Anyway, if I get into processing oil like this, I probably will be looking to switch my backup heat source to WMO. I suspect a fuel oil furnace could be converted with a WMO nozzle. Process the oil so the tip doesn't need to be cleaned all the time and I suspect it should do fairly well, but will need to research it out a bit more. A drip feed setup wouldn't be bad in the wood stove too, just wouldn't want to leave with it going encase the flame went out. I could program a micro controller and run a solenoid/valve off it for the fuel and monitor temps etc if I went full force into it.

Anyway, I kind of apply a lot of the saving money logic of driving for mpg to life. Debt free, own my house, all my vehicles are paid for, live way below my means, etc. I'm just getting into the stock market and saving/investing money and if I play my cards right, I should be able to set myself up pretty well for "retirement". I never plan to stop working though, I'll be doing something until I physically can't or my will power is less than the hurdles of doing stuff I enjoy. My only mandated costs are taxes, power bill, internet, cell ($20/3 months), insurance, food, and gas. I know I could save a bit in the power bill area, food, and gas categories. Seems to me the gas/fuel would be the easiest target, that or target making more money.

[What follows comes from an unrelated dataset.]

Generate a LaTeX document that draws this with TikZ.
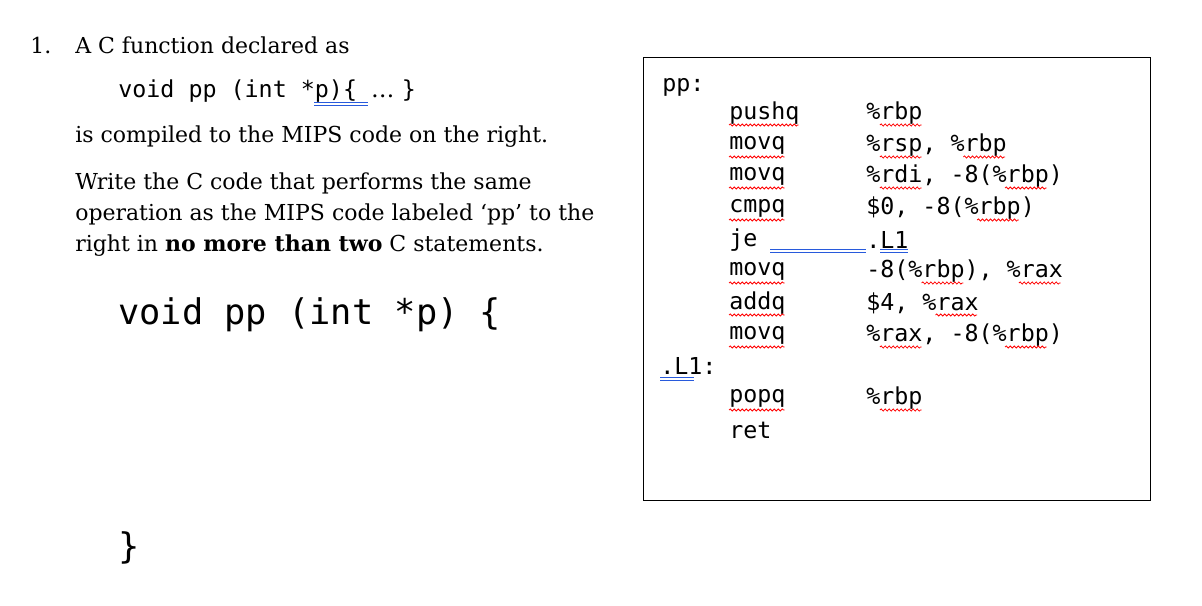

I want to setup a generator some time too, either run off propane, or get a diesel engine or a generator that already has a small diesel. Targeting about 4kw-5kw, electric start (auto start). I have UPS systems on everything critical in my house, but the batteries don't last long and power outages in my area has been pretty bad the last few years, like 10+ per year and one happened when I wasn't home and had a small data loss.

Also the yard equipment I'm thinking of converting to propane (less issues), or now maybe diesel. So this WMO thing could expand a bit.

Anyway, there's also a small centrifuge that's like an oil filter size, it claims 2000g but from the vid's I've seen it requires several passes to get clean fluid. Basically needs a power steering pump, high pressure bypass, and the filter attached to a storage container to recirculate the fluid. It could be something to toy around with to test out ideas and make sure this works with my truck and such, worst case, it's an actual filter that can be installed on the engine to help keep the engine oil clean and I see sites claiming up to 40k miles between changes when good quality synthetic is used (with oil testing to validate). The "kit" is $400, but the only thing I see that's special is the mounting plate, the fittings and hose are cheap to get. In theory it could pay for it's self pretty fast, I plan to use synthetic oil which is about $100 per oil change, even if I only went 2 oil change's longer distance than normal, 2 oil changes and it's paid for. For the fuel, I'd need to process around 70 gals to off set the price (or drive 1400 miles on WMO using it).

Encase the url dies, here's a pic for those in the future.

It almost makes me wonder why they aren't factory on modern trucks, but most corps are about maximizing profits, so the answer is pretty clear.